From Jacobin
As Donald Trump works to try to halt racial sensitivity training in America’s workplaces, he has pushed to appoint a Supreme Court justice who has periodically ruled against workers who claim that they have faced racial discrimination on the job.
Judge Amy Coney Barrett’s Supreme Court nomination was announced four days after Trump issued an executive order barring federal contractors from any “workplace training that inculcates in its employees any form of race or sex stereotyping or any form of race or sex scapegoating.” The order claimed that materials asserting certain groups are “inherently sexist and racist are appearing in workplace diversity trainings across the country.”
During her Senate confirmation hearing, Barrett declined to say whether or not she believes systemic bigotry plagues America, though she did acknowledge “that racism exists in our country.” Barrett noted that her family has adopted two black children, and said that she and her children cried watching the graphic video of police killing George Floyd in Minnesota in May.
On the bench, however, Barrett has in some cases helped employers shut down lawsuits from people of color who argued that their civil rights had been violated. Those were just some of her rulings in which she consistently sided with corporate interests over workers.
In a case from June 2017, involving the Equal Employment Opportunity Commission (EEOC), which had brought suit against AutoZone after the auto parts company handed down store assignments based on race, Barrett joined a majority in affirming a lower court decision in favor of the company. In that case, a black sales manager in Chicago alleged he had been transferred to a different store because his boss, who was also black, wanted to keep his current store to be “predominantly Hispanic,” in line with the clientele, to make up for lagging sales.
The court argued that because the transfer was “lateral,” it did not adversely impact the manager’s financial prospects or responsibilities at the company.
“The evidence is undisputed that the July 2012 transfer was purely lateral, like the others before it, and entailed no reduction in pay, benefits, or job responsibilities,” the decision read. “Nor did it otherwise alter his conditions of employment in a detrimental way.”
Dissenting judges, however, accused the majority of allowing the kind of “separate but equal” arrangement prohibited under the landmark decision in Brown v. Board of Education.
In the 2019 case of Smith v. Illinois Department of Transportation, Barrett dismissed racist language as proof of a hostile work environment. In that case, a black Illinois transportation worker had alleged that he had been subjected to a hostile work environment after being called the n-word by a supervisor.
“The n-word is an egregious racial epithet,” Barrett wrote. “That said, Smith can’t win simply by proving that the word was uttered.

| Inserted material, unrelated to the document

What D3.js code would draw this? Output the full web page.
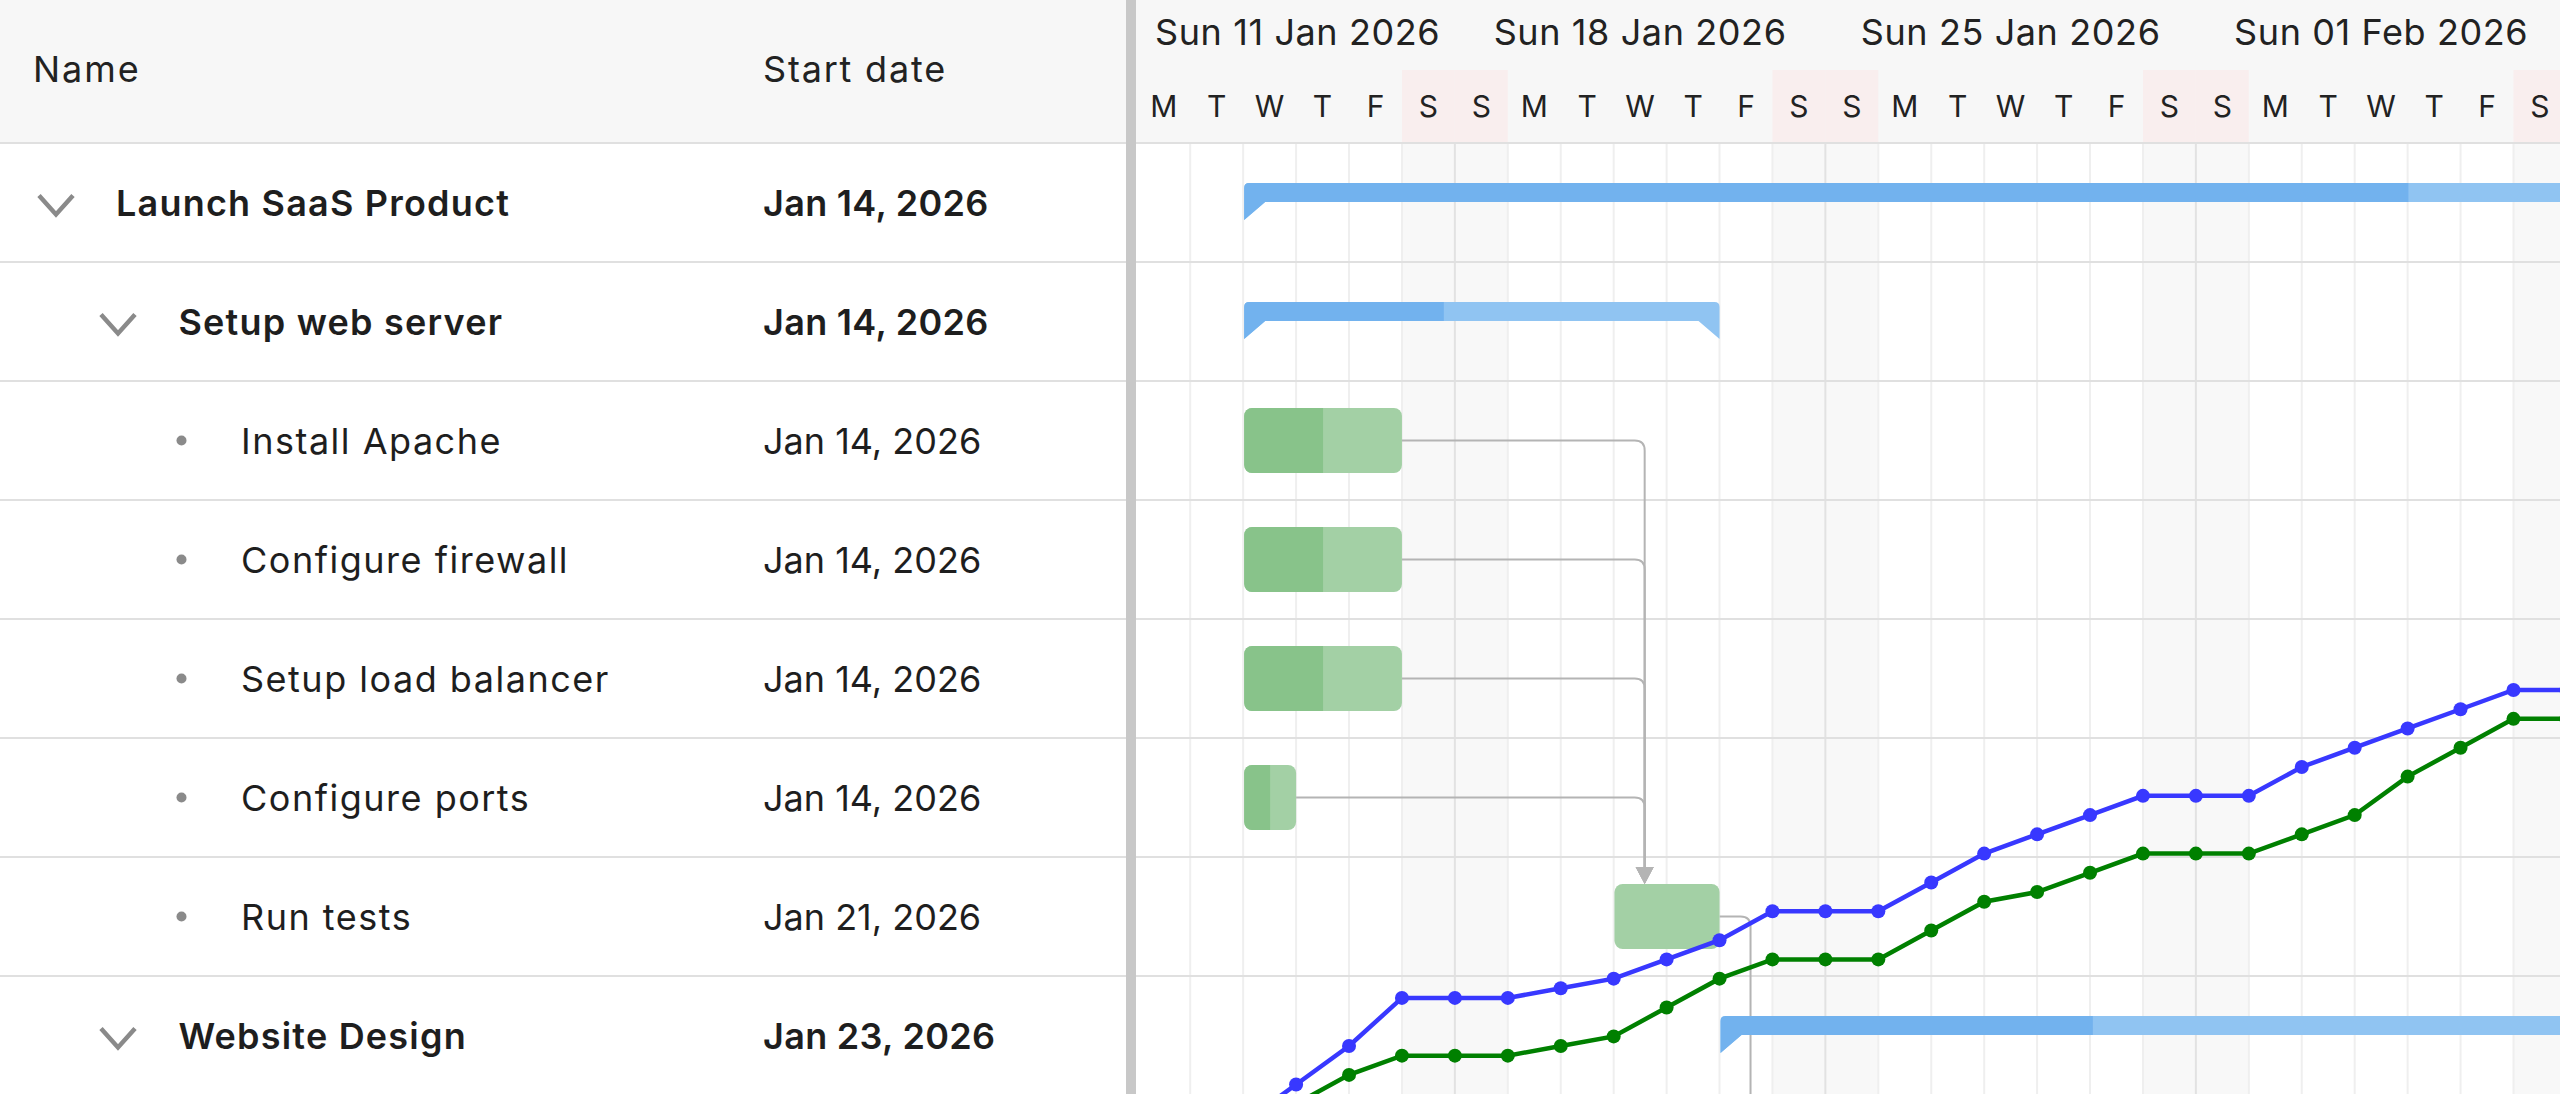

He must also demonstrate that [his supervisor’s] use of this word altered the conditions of his employment and created a hostile or abusive working environment.”
Barrett asserted that the use of the slur had not changed the worker’s “subjective experience of the workplace” even though he had “testified that his time at the department caused him psychological distress.” That distress, Barrett wrote, “was for reasons that predated his run-in with [the supervisor] and had nothing to do with his race.”
“His tenure at the department was rocky from the outset because of his poor track record,” she explained.
This past July, Barrett joined a panel decision in Karl Harris v. YRC Worldwide, Inc. against four black truck drivers who alleged that their employer, YRC Worldwide, Inc., had assigned them less desirable urban routes, while giving their white colleagues the preferable suburban routes, against their collective bargaining agreement’s seniority rules. The drivers alleged that they were more likely to get into accidents that led to disciplinary measures along their urban routes, and one noted that he had been held up at gunpoint during one of his deliveries.
The drivers’ complaint claimed that YRC “assigned suburban routes to white drivers more frequently than it would have done if race had been ignored.”
The court, however, held that the drivers had not met their burden of proof to show either that urban routes were inferior to suburban ones. Of particular note to the court was the fact that the drivers had not explained how the urban assignments affected wages or the probability of promotions. The court further explained that they had not demonstrated that the company had broken seniority protocols more with black drivers than white drivers.
“Just as appellants did not try to show concretely how urban routes provided them with inferior working conditions, they did not try to analyze the assignments to see how often YRC followed seniority and how often it did not,” the decision read. “Each appellant testified to one or more departures from the seniority rules, but unless YRC departed more often to the detriment of black workers than to the detriment of white workers, the departures were not discriminatory.”
The drivers also claimed that the YRC workplace was a “racially hostile environment.” They alleged that their white colleagues used racial slurs. One alleged that a supervisor had asked him, “What’s the deal with chicken and waffles?”
The court, however, was unconvinced and did not feel that these indignities met the requirements for employment discrimination under Title VII of the Civil Rights Act. Echoing Barrett’s ruling in Smith, the court wrote: “These statements, individually and collectively, do not amount to the sort of serious or pervasive comments that violate Title VII, as the Supreme Court understands it.”
Barrett has sided with employees over their employers in some discrimination cases.
In one case, she upheld a jury verdict against Costco for not protecting one of its workers from customer harassment. In another, Barrett came down on the side of a butcher who faced repeated sexual and racist harassment from coworkers and a supervisor.